Statistical tests are used on a case-by-case basis depending on what you are trying to prove in your research. Different use cases include examining the regression of two or more variables, comparing the correlation between two variables, and comparing the means between two variables. These tests allow us to test our own hypotheses, where the base hypothesis is referred to as the Null Hypothesis. The null hypothesis simply says that nothing is different about the two bodies of data that you are testing. For example, if you were comparing the average heights between males and females, your null hypothesis would simply state that there is no difference between the average height of males and females. This hypothesis is typically referred to as “H0”. The Alternate Hypothesis is the hypothesis that, quite simply, is the alternative to the Null Hypothesis. Even though this is a circular definition, it’s easier to explain than to define. For our case comparing the average height between males and females, our alternate hypothesis would simply state that there is a difference between the average height of males and females. The Alternate Hypothesis is referred to by “H1”.

The Null Hypothesis and the Alternate Hypothesis are all dandy for explaining what we’re looking to prove via statistical testing, but how do we actually go about testing if the Null or Alternate Hypothesis is true? May I introduce to you now, the esteemed p-value. This value allows us to test whether we should fail to reject or reject the Null Hypothesis based on how it compares to a Significance Level. The significance level is typically set at the value 0.05. If the test that we choose to use returns a p-value greater than the significance level, we fail to reject the Null Hypothesis. On the other hand, if the p-value is less than or equal to the significance level, we can reject the Null Hypothesis in favor of the Alternate Hypothesis. In simpler terms, if p > 0.05, we fail to reject H0. If p <= 0.05, we reject H0 in favor of H1.
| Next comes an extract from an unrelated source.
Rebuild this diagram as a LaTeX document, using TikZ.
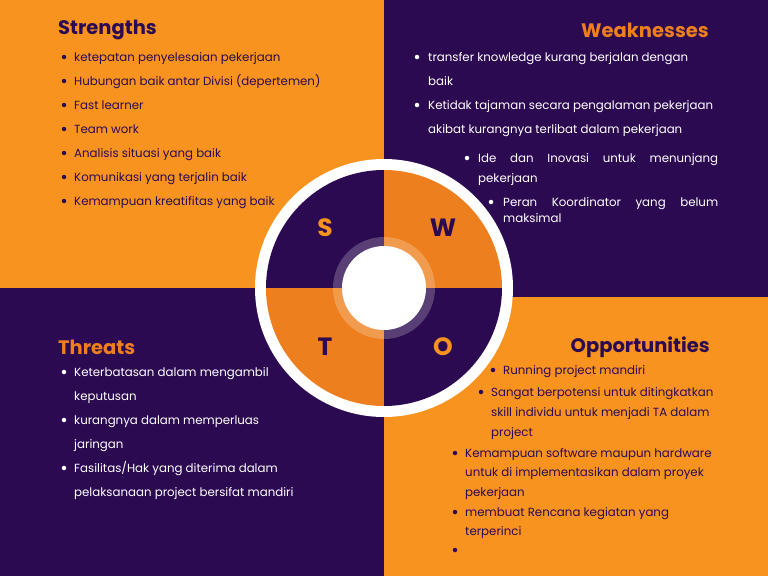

Wow, that was all a mouthful. There’s nothing quite like being thrown a million new stats terms in two paragraphs, huh? It’s okay if you’re a bit overwhelmed by all of this, and if you need to explore this information in a bit more detail, we recommend you check out the sources that we’ve provided below. Without further ado, we’ll explain how to get to work using different statistical tests to either reject or fail to reject your H0. Please note that we randomly generated the data below.

Regression

Possibly the simplest to understand, a regression allows us to examine the relationship between an independent and a dependent variable. The simplest form of regression is the aptly named Simple Linear Regression. This type of regression looks to see if there is a linear relationship between two variables. For example, we could perform a research project that explores the number of hours spent binging Netflix the night before a test, and the resulting test score obtained the next day for a sample population. We may find that for every additional hour spent watching Netflix, our research subjects drop 10 points in their test score. This is a linear relationship, and performing a Simple Linear Regression would allow us to see if there is in fact a significant relationship between the independent variable (number of hours watching Netflix) and the dependent variable (test score the next day). If we receive a p-value of less than or equal to 0.05, we can safely reject our Null Hypothesis that there is no relationship between the number of hours spent watching Netflix the night before an exam and the resulting test score.
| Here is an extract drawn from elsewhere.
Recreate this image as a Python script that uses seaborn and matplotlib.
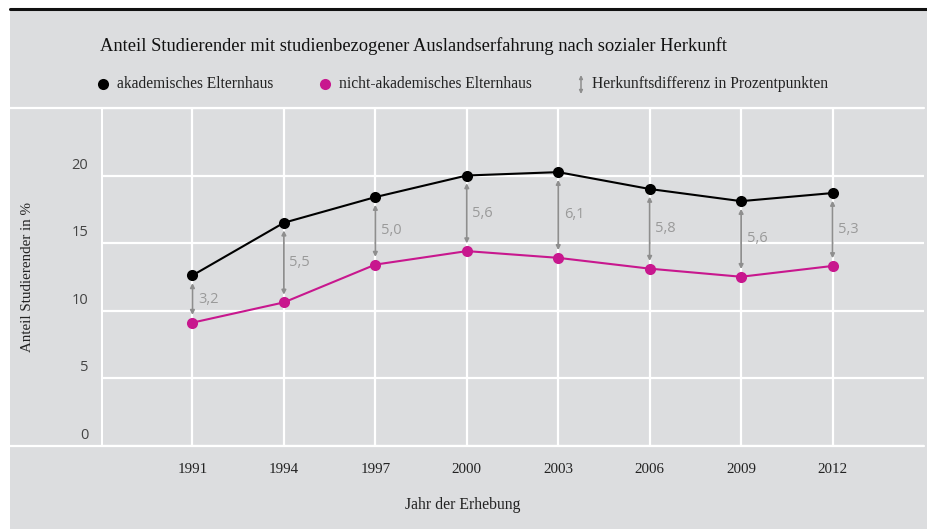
import pandas as pd
import matplotlib.pyplot as plt
import seaborn as sns
from matplotlib.lines import Line2D
from matplotlib.patches import Rectangle, FancyArrowPatch
from matplotlib.transforms import ScaledTranslation

# ── Daten ────────────────────────────────────────────────────────────
jahre = [1991, 1994, 1997, 2000, 2003, 2006, 2009, 2012]
akademisch = [12.6, 16.5, 18.4, 20.0, 20.25, 19.0, 18.1, 18.7]
nicht_akademisch = [9.1, 10.6, 13.4, 14.4, 13.9, 13.1, 12.5, 13.3]
differenz_labels = ["3,2", "5,5", "5,0", "5,6", "6,1", "5,8", "5,6", "5,3"]
y_ticks = [0, 5, 10, 15, 20, 25]
y_ticklabels = ["0", "5", "10", "15", "20", ""]

serien = ["akademisches Elternhaus", "nicht-akademisches Elternhaus"]
df = pd.DataFrame({
    "jahr": jahre * 2,
    "anteil": akademisch + nicht_akademisch,
    "herkunft": [serien[0]] * len(jahre) + [serien[1]] * len(jahre),
})

BG = "#dcdddf"
MAGENTA = "#c8178e"
GRAU = "#8e8e8e"
SERIF = ["Liberation Serif", "DejaVu Serif"]
SANS = ["Open Sans", "DejaVu Sans"]

sns.set_theme(style="whitegrid")
plt.rcParams["font.family"] = SERIF

W, H = 928, 529
fig = plt.figure(figsize=(W / 100, H / 100), dpi=100, facecolor="white")

# grauer Hintergrund + schwarze Linie oben
fig.add_artist(Rectangle((10 / W, 0), 1, 1 - 10 / H, transform=fig.transFigure,
                         facecolor=BG, edgecolor="none", zorder=0))
fig.add_artist(Line2D([10 / W, 1], [1 - 9 / H, 1 - 9 / H], transform=fig.transFigure,
                      color="#111111", lw=2.2))

ax = fig.add_axes([101 / W, 1 - 445.5 / H, 823 / W, 337.5 / H])
ax.set_facecolor(BG)
for s in ax.spines.values():
    s.set_visible(False)

sns.lineplot(data=df, x="jahr", y="anteil", hue="herkunft",
             palette={serien[0]: "black", serien[1]: MAGENTA},
             marker="o", markersize=8, markeredgewidth=0, linewidth=1.5,
             legend=False, ax=ax, zorder=4)

# Differenzpfeile
for x, a, n, lab in zip(jahre, akademisch, nicht_akademisch, differenz_labels):
    ax.annotate("", xy=(x, n), xytext=(x, a),
                arrowprops=dict(arrowstyle="<|-|>", color=GRAU, lw=1.3,
                                shrinkA=5.5, shrinkB=5.5, mutation_scale=6),
                zorder=3)
    ax.annotate(lab, xy=(x, (a + n) / 2), xytext=(4, 0), textcoords="offset points",
                ha="left", va="center", color="#9a9a9a", fontsize=10.5, family=SANS)

ax.set_xlim(1988, 2015)
ax.set_ylim(0, 25)
ax.set_xticks(jahre)
ax.set_xticklabels([str(j) for j in jahre], fontsize=10.8, color="#222222")
ax.set_yticks(y_ticks)
ax.set_yticklabels(y_ticklabels, fontsize=10.5, color="#444444", family=SANS)
ax.tick_params(axis="both", length=0)
ax.tick_params(axis="x", pad=12.5)
ax.tick_params(axis="y", pad=9)
for lab in ax.get_yticklabels():
    lab.set_va("bottom")
    lab.set_transform(lab.get_transform() + ScaledTranslation(0, 2 / 72, fig.dpi_scale_trans))

ax.grid(True, color="white", lw=1.6)
ax.axvline(1988, color="white", lw=2.2, zorder=1)
ext = -91 / 823
for yv in (0, 25):
    ax.axhline(yv, xmin=ext, xmax=1, color="white", lw=1.6, clip_on=False, zorder=1)

ax.set_xlabel("Jahr der Erhebung", fontsize=11.3, color="#222222")
ax.set_ylabel("Anteil Studierender in %", fontsize=10.8, color="#222222")
ax.xaxis.set_label_coords((463 - 101) / 823, -(497 - 445.5) / 337.5)
ax.yaxis.set_label_coords((34 - 101) / 823, 0.5)

# Titel
fig.text(100 / W, 1 - 46 / H, "Anteil Studierender mit studienbezogener Auslandserfahrung nach sozialer Herkunft",
         ha="left", va="center", fontsize=13.3, color="#111111")

# Legende
ly = 1 - 84 / H
fs_leg = 11.2
fig.add_artist(Line2D([103 / W], [ly], transform=fig.transFigure, marker="o",
                      markersize=8, color="black", markeredgewidth=0))
fig.text(117 / W, ly, serien[0], ha="left", va="center", fontsize=fs_leg, color="#222222")
fig.add_artist(Line2D([325 / W], [ly], transform=fig.transFigure, marker="o",
                      markersize=8, color=MAGENTA, markeredgewidth=0))
fig.text(339 / W, ly, serien[1], ha="left", va="center", fontsize=fs_leg, color="#222222")
fig.add_artist(FancyArrowPatch(
    (581 / W, 1 - 75 / H), (581 / W, 1 - 94 / H), transform=fig.transFigure,
    arrowstyle="<|-|>", mutation_scale=5, color=GRAU, lw=1.1,
    shrinkA=0, shrinkB=0))
fig.text(592 / W, ly, "Herkunftsdifferenz in Prozentpunkten", ha="left", va="center",
         fontsize=fs_leg, color="#222222")

fig.savefig("out.png", dpi=100, facecolor="white")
Multiple Linear Regression explores how multiple independent variables affect one dependent variable via a linear relationship. For example, we may choose to record the number of hours that our subjects sleep the night before the test in addition to the number of hours they spent watching Netflix. Then, performing a Multiple Linear Regression, we can determine whether there is a linear relationship between all three variables. If we obtain a p-value less than or equal to 0.05, we can conclude that there is a significant relationship between the number of hours spent watching Netflix, the number of hours slept, and the resulting test scores the next day.
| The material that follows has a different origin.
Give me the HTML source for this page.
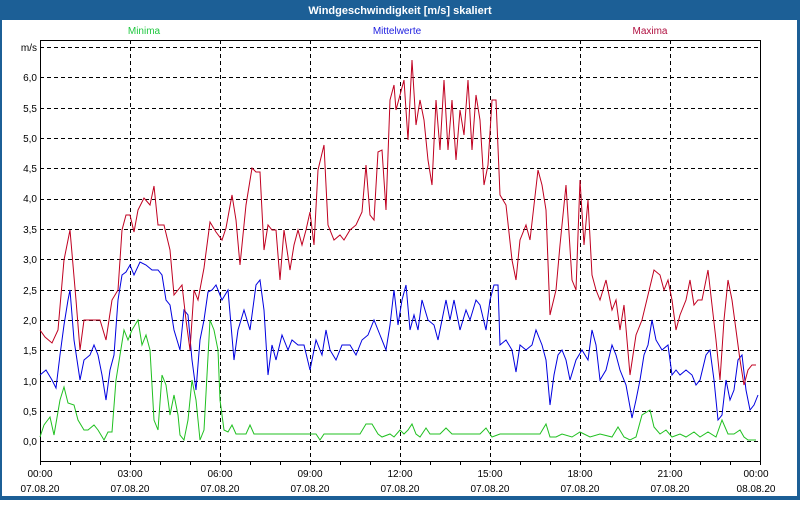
<!DOCTYPE html><html><head><style>body{margin:0;width:800px;height:500px;overflow:hidden;background:#fff;font-family:"Liberation Sans",sans-serif}</style></head><body>
<svg width="800" height="500" xmlns="http://www.w3.org/2000/svg" font-family="Liberation Sans, sans-serif">
<rect x="0" y="0" width="800" height="500" fill="#1c5f96"/>
<rect x="2" y="20" width="795" height="476" fill="#fff"/>
<text x="400" y="14" fill="#fff" font-size="11" font-weight="bold" text-anchor="middle">Windgeschwindigkeit [m/s] skaliert</text>
<text x="144" y="34" fill="#20c840" font-size="10" text-anchor="middle">Minima</text>
<text x="397" y="34" fill="#2020e0" font-size="10" text-anchor="middle">Mittelwerte</text>
<text x="650" y="34" fill="#b01040" font-size="10" text-anchor="middle">Maxima</text>
<g stroke="#000" stroke-width="1" stroke-dasharray="4,3" fill="none">
<path d="M40 47.5H760M40 77.5H760M40 108.5H760M40 138.5H760M40 168.5H760M40 199.5H760M40 229.5H760M40 259.5H760M40 290.5H760M40 320.5H760M40 350.5H760M40 381.5H760M40 411.5H760M40 441.5H760"/>
<path d="M130.5 40V461M220.5 40V461M310.5 40V461M400.5 40V461M490.5 40V461M580.5 40V461M670.5 40V461"/>
</g>
<path d="M40.5 40V461.5H760.5V40M40 40.5H760" stroke="#000" fill="none"/>
<path stroke="#000" d="M70.5 461v4M100.5 461v4M160.5 461v4M190.5 461v4M250.5 461v4M280.5 461v4M340.5 461v4M370.5 461v4M430.5 461v4M460.5 461v4M520.5 461v4M550.5 461v4M610.5 461v4M640.5 461v4M700.5 461v4M730.5 461v4M40.5 461v4M130.5 461v4M220.5 461v4M310.5 461v4M400.5 461v4M490.5 461v4M580.5 461v4M670.5 461v4M760.5 461v4"/>
<g font-size="10" fill="#000" text-anchor="end">
<text x="37" y="51">m/s</text><text x="37" y="81">6,0</text>
<text x="37" y="112">5,5</text><text x="37" y="142">5,0</text><text x="37" y="172">4,5</text><text x="37" y="202">4,0</text><text x="37" y="233">3,5</text><text x="37" y="263">3,0</text><text x="37" y="294">2,5</text><text x="37" y="324">2,0</text><text x="37" y="354">1,5</text><text x="37" y="385">1,0</text><text x="37" y="415">0,5</text><text x="37" y="445">0,0</text>
</g>
<g font-size="10" fill="#000" text-anchor="middle">
<text x="40" y="477">00:00</text><text x="40" y="492">07.08.20</text>
<text x="130" y="477">03:00</text><text x="130" y="492">07.08.20</text>
<text x="220" y="477">06:00</text><text x="220" y="492">07.08.20</text>
<text x="310" y="477">09:00</text><text x="310" y="492">07.08.20</text>
<text x="400" y="477">12:00</text><text x="400" y="492">07.08.20</text>
<text x="490" y="477">15:00</text><text x="490" y="492">07.08.20</text>
<text x="580" y="477">18:00</text><text x="580" y="492">07.08.20</text>
<text x="670" y="477">21:00</text><text x="670" y="492">07.08.20</text>
<text x="756" y="477">00:00</text><text x="756" y="492">08.08.20</text>
</g>
<polyline fill="none" stroke="#20c020" stroke-width="1" points="40,437 44,425 50,417 54,435 60,400 64,387 68,403 74,405 78,420 84,430 88,430 94,425 98,430 104,440 108,432 112,432 116,380 120,355 124,330 128,340 132,330 138,320 142,345 146,335 150,350 154,420 158,430 162,375 166,385 170,415 174,395 178,415 180,435 184,440 188,420 192,380 196,400 200,440 204,430 210,320 214,330 218,350 220,400 224,430 228,432 232,425 236,434 240,434 246,434 250,425 254,434 280,434 316,434 320,440 324,434 360,434 366,424 372,424 378,434 382,437 390,434 394,437 400,430 404,434 408,430 412,424 416,434 420,437 426,428 430,434 440,434 446,428 452,434 480,434 486,428 492,437 500,434 540,434 546,424 550,437 556,437 562,434 572,437 580,432 590,437 600,434 612,437 618,427 624,437 630,440 636,437 642,415 650,410 654,427 660,434 666,430 672,437 680,434 686,437 694,432 700,437 708,432 716,437 722,420 728,434 734,434 740,430 744,437 748,440 756,440"/>
<polyline fill="none" stroke="#0000e0" stroke-width="1" points="40,375 46,370 52,380 56,388 60,355 64,325 68,300 70,290 74,340 80,380 84,360 90,355 94,345 98,355 102,375 106,400 110,370 114,355 118,300 122,275 126,272 130,265 134,275 140,262 146,265 152,270 158,270 162,275 166,300 170,305 174,330 180,350 184,310 188,315 192,360 196,390 200,340 204,320 208,292 212,290 216,285 222,300 228,290 234,360 238,330 244,310 250,330 256,285 260,280 264,310 268,375 272,345 276,360 282,335 288,350 292,340 298,345 304,345 310,370 316,340 322,355 326,330 330,350 336,360 342,345 350,345 356,355 362,340 368,335 374,320 380,335 386,350 390,325 394,290 398,325 402,300 406,285 410,330 414,315 418,330 422,300 428,320 434,325 438,340 442,320 446,300 450,320 454,300 460,330 466,310 470,320 476,300 480,305 486,330 490,300 494,285 498,285 500,345 506,340 512,350 516,372 520,345 526,350 532,345 536,330 542,345 546,360 550,405 554,375 558,355 562,350 566,360 570,380 576,360 582,350 588,360 592,330 596,345 600,380 606,370 612,345 616,355 620,370 626,385 632,418 636,400 640,380 644,355 648,345 652,320 656,340 662,350 668,345 672,375 676,370 680,375 686,370 692,375 696,385 700,380 706,355 710,350 714,380 718,420 722,415 726,380 730,400 734,390 738,360 742,355 746,390 750,410 754,405 758,395"/>
<polyline fill="none" stroke="#c00020" stroke-width="1" points="40,330 45,337 52,343 58,330 64,260 70,230 76,300 80,350 84,320 90,320 100,320 106,340 112,300 118,290 122,230 126,215 130,215 134,232 138,210 144,198 150,205 154,186 158,225 164,225 170,250 174,295 178,290 182,285 186,320 190,350 194,290 198,300 204,268 210,222 216,232 222,240 226,228 232,195 236,220 240,265 246,205 252,168 256,172 260,172 264,250 268,225 272,230 276,230 280,280 284,230 290,270 294,245 298,230 302,245 306,230 310,212 314,245 318,170 324,145 328,225 334,240 340,235 344,240 350,230 356,225 362,212 366,165 370,215 374,220 378,152 382,150 386,210 390,100 394,85 396,110 400,95 404,80 408,140 412,60 416,125 420,100 424,120 428,160 432,185 436,100 440,150 444,80 448,150 452,100 456,160 460,110 464,135 468,80 472,150 476,95 480,120 484,185 488,165 492,100 496,100 500,195 506,205 512,260 516,280 520,240 526,225 530,240 534,205 538,170 542,185 546,210 550,315 556,290 560,245 566,185 572,280 576,290 580,180 584,245 588,200 592,275 596,290 600,300 606,280 612,310 616,300 620,330 624,305 630,375 636,335 642,320 648,295 654,270 660,275 664,290 668,280 672,300 676,330 680,315 686,300 690,280 694,305 698,300 702,300 708,270 712,305 716,340 720,380 724,320 728,280 732,300 736,330 740,360 744,385 748,370 752,365 756,365"/>
</svg>
</body></html>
In research, you’ll likely find many cases where there isn’t a linear relationship between data. Not to fear, you can instead use different forms of regression. The easiest way to determine what type of regression to use for your data is to plot your data (we discuss here how to make figures if you’re unsure of the best practices of doing so). Once you can visualize your data, it’s easy to determine whether you should use a Linear Regression, a Logarithmic Regression, an Exponential Regression, or any other type of applicable regression.

Correlation Testing

Next, we’ll discuss how to test for a correlation between two variables. The correlation between two variables is simply how related those two variables are. A common form of correlation testing is the Chi-Square Test of Independence. This simply measures the strength of the association of two categorical variables. For example, our study could try and measure whether there is a significant difference between the study times of men and women. We could classify our test subjects into four different groups: Whether they study in the morning or in the afternoon, and whether they are male and female. If we perform a Chi-Squared Test of Independence between the two tests and receive a p-value less than or equal to 0.05, we may conclude that there is a significant difference between the study preferences of men and women. For more tips on how to conduct a Chi-Squared Test of Independence, check out the links below.

Comparison of Means

Another very common test is a comparison of means test. This examines how the average value of two variables compare. A common form of means testing is a T-Test. The two most common types of T-Tests are the Paired T-Test and the Independent T-Test.

The Paired T-Test examines the difference between two variables from the same population. Say we had a research project that aimed to examine how test-takers performed before and after watching YouTube Crash Course videos for an hour. We could administer a test to our population before watching the videos and then again after the videos. We could then record the average test scores of the students before watching the videos and after watching the videos. With this information, we could then conduct a Paired T-Test to determine whether there is a significant difference in the average score of students before and after watching the videos. If we receive a p-value of less than or equal to 0.05 after conducting the test, we can say that there is indeed a difference in the performance of the students before and after watching the crash courses and taking the test.

The Independent T-Test examines the difference in the same variable in two different groups. Say we wanted to explore the difference in the height of Pinto Bean plants and Black Bean plants at maturity. We could measure the height of a large number of Pinto Bean plants, and then measure the same amount of Black Bean plant heights as well. Afterward, we can record the average height of both of the populations. After conducting an Independent T-Test on our data, we can decide whether or not there is a significant difference in the average heights of the two plants based on the p-value that we obtain.

TL;DR

Statistical testing allows us to determine the significance of the results we obtained through experimentation. We start with a Null Hypothesis and then determine whether we fail to reject or reject the Null Hypothesis based on the p-value we obtain from statistical testing. Some of the most common forms of statistical tests are regressions, correlation tests, and comparison of means tests. The ability to conduct such tests will set your science fair or research project from the rest, and will thoroughly impress judges and readers.